With edge‑triggered interrupts, a pull‑up or pull‑down resistor maintains the line in a known state. Each device’s pulse propagates along the shared line, and the CPU samples the line on the trailing edge to ensure no pulse is missed. Older ISA boards relied on shared IRQs, which could cause contention; modern PCI architectures mitigate this through dedicated controllers and dynamic allocation.

Hybrid

Hybrid systems combine edge‑triggering with level verification, ensuring that an active signal is not ignored.
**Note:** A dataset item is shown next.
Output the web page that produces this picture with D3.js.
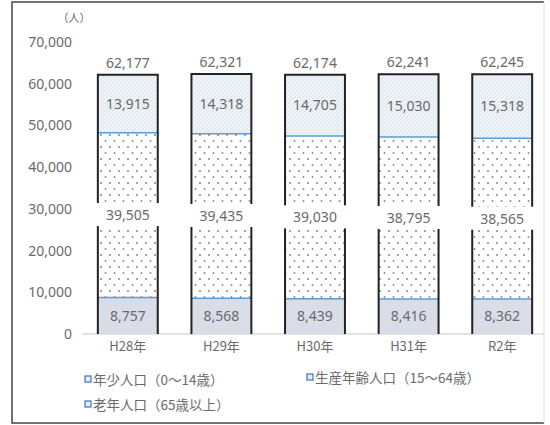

This approach is common for non‑maskable inputs, reducing false positives.

Message‑Signaled Interrupt

Instead of a dedicated line, the device sends a message over a bus such as PCI Express to notify the CPU. This eliminates physical pins and supports higher throughput.

Doorbell

A doorbell interrupt is a software‑driven signal where the device writes data to a shared memory region and then triggers the interrupt, allowing the CPU to process the ready data.

Multiprocessor IPI

In multi‑core systems, one processor can send an inter‑processor interrupt (IPI) to another, coordinating tasks or signaling events across cores.

Typical Uses/Applications

• Handling hardware timers and processing keyboard/mouse input.
• Responding to time‑sensitive or real‑time events.
• Managing data transfer to and from peripheral devices.
• Handling high‑priority signals such as power‑down requests, traps, and watchdog timers.
• Reporting abnormal CPU events.
• Facilitating orderly power‑off when external power is lost.
• Generating periodic interrupts for absolute timekeeping.

FAQs

1. Why are interrupts used?

Interrupts bring the CPU’s focus to urgent hardware or software tasks, enabling timely responses without constant polling.

2. What is NMI?

NMI stands for Non‑Maskable Interrupt, a signal that cannot be disabled by the processor and is reserved for critical events.

3. What is the function of the interrupt acknowledge line?
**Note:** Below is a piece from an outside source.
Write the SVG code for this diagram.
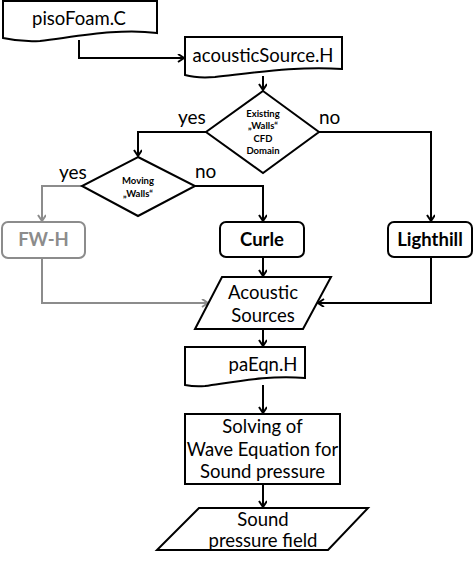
<svg xmlns="http://www.w3.org/2000/svg" width="474" height="562" viewBox="0 0 474 562">
<defs>
<style>
.s{fill:#fff;stroke:#000;stroke-width:2}
.g{fill:#fff;stroke:#8c8c8c;stroke-width:2}
.c{fill:none;stroke:#000;stroke-width:2}
.cg{fill:none;stroke:#8c8c8c;stroke-width:2}
.t{font-family:Lato,"Liberation Sans",sans-serif;font-size:18.5px;fill:#000;text-anchor:middle}
.b{font-weight:bold}
.sm{font-family:Lato,"Liberation Sans",sans-serif;font-size:9.5px;font-weight:bold;fill:#000;text-anchor:middle}
.gt{fill:#8c8c8c}
.lab{font-family:Lato,"Liberation Sans",sans-serif;font-size:19px;fill:#000}
</style>
<marker id="a" markerWidth="10" markerHeight="10" refX="7" refY="4" orient="auto" markerUnits="userSpaceOnUse">
<path d="M1,0 L7,4 L1,8" fill="none" stroke="#000" stroke-width="2"/>
</marker>
<marker id="ag" markerWidth="10" markerHeight="10" refX="7" refY="4" orient="auto" markerUnits="userSpaceOnUse">
<path d="M1,0 L7,4 L1,8" fill="none" stroke="#8c8c8c" stroke-width="2"/>
</marker>
</defs>
<rect width="474" height="562" fill="#fff"/>
<g id="connectors">
<path class="c" d="M79,40 V58 H184" marker-end="url(#a)"/>
<path class="c" d="M263,76 V90" marker-end="url(#a)"/>
<path class="c" d="M206,132 H138 V156" marker-end="url(#a)"/>
<path class="c" d="M319,132 H431 V221" marker-end="url(#a)"/>
<path class="cg" d="M82,186 H42 V221" marker-end="url(#ag)"/>
<path class="c" d="M195,186 H263 V221" marker-end="url(#a)"/>
<path class="cg" d="M42,258 V303 H208" marker-end="url(#ag)"/>
<path class="c" d="M263,257 V276" marker-end="url(#a)"/>
<path class="c" d="M431,257 V303 H318" marker-end="url(#a)"/>
<path class="c" d="M263,329 V346" marker-end="url(#a)"/>
<path class="c" d="M263,385 V413" marker-end="url(#a)"/>
<path class="c" d="M263,484 V507" marker-end="url(#a)"/>
<text class="lab" x="178" y="124">yes</text>
<text class="lab" x="319" y="124">no</text>
<text class="lab gt" x="59" y="179">yes</text>
<text class="lab" x="195" y="178">no</text>
</g>
<g id="pisoFoam">
<path class="s" d="M3,1 H157 V33 C120,28 80,36 40,41 C25,42 12,40 3,38 Z"/>
<text class="t" x="79" y="25">pisoFoam.C</text>
</g>
<g id="acousticSource">
<path class="s" d="M185,37 H342 V69 C300,66 260,72 215,77 C202,78 192,77 185,75 Z"/>
<text class="t" x="263" y="62">acousticSource.H</text>
</g>
<g id="decision1">
<path class="s" d="M263,91 L319,132 L263,173 L206,132 Z"/>
<text class="sm" x="263" y="116.5">Existing</text>
<text class="sm" x="263" y="129">„Walls“</text>
<text class="sm" x="263" y="141.5">CFD</text>
<text class="sm" x="263" y="154">Domain</text>
</g>
<g id="decision2">
<path class="s" d="M138,157 L195,186 L138,216 L82,186 Z"/>
<text class="sm" x="138" y="183.5">Moving</text>
<text class="sm" x="138" y="197">„Walls“</text>
</g>
<g id="fwh">
<rect class="g" x="2" y="222" width="83" height="36" rx="6"/>
<text class="t b gt" x="43.5" y="246">FW-H</text>
</g>
<g id="curle">
<rect class="s" x="220" y="222" width="84" height="35" rx="6"/>
<text class="t b" x="262" y="246">Curle</text>
</g>
<g id="lighthill">
<rect class="s" x="388" y="222" width="84" height="35" rx="6"/>
<text class="t b" x="430" y="246">Lighthill</text>
</g>
<g id="acousticSources">
<path class="s" d="M222,277 H331 L303,329 H195 Z"/>
<text class="t" x="263" y="299">Acoustic</text>
<text class="t" x="263" y="322">Sources</text>
</g>
<g id="paEqn">
<path class="s" d="M185,347 H305 V378 C270,375 240,381 205,386 C196,387 190,386 185,385 Z"/>
<text class="t" x="263" y="371">paEqn.H</text>
</g>
<g id="solving">
<rect class="s" x="185" y="414" width="155" height="70"/>
<text class="t" x="262.5" y="433">Solving of</text>
<text class="t" x="262.5" y="456">Wave Equation for</text>
<text class="t" x="262.5" y="478">Sound pressure</text>
</g>
<g id="soundField">
<path class="s" d="M199,508 H368 L328,550 H157 Z"/>
<text class="t" x="263" y="526">Sound</text>
<text class="t" x="263" y="547">pressure field</text>
</g>
</svg>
It signals to the device that the CPU is ready to receive an interrupt, allowing the device to place the ISR address on the bus.

4. Describe a hardware interrupt. Give examples.

Hardware interrupts are generated by external devices—keyboard presses, mouse clicks, or sensor outputs—that require immediate CPU service.

5. Describe a software interrupt.

Software interrupts are invoked by the processor through special instructions, such as system calls or exception handling routines.

6. Which interrupt has the highest priority?

• Non‑maskable interrupts (NMIs) and traps have the highest priority.

7. Give some uses of interrupts.

• Rapid response to real‑time events.
• Data transfer with peripheral devices.
• Handling critical tasks such as power‑down and watchdog timers.
• Reporting abnormal CPU events.

8. What is a hybrid type of system implementation?

A hybrid system uses both edge‑triggered and level‑verified signaling, ensuring that genuine events are captured while reducing spurious triggers.

This article explores interrupts’ significance, detailing their types, system integration, and practical applications.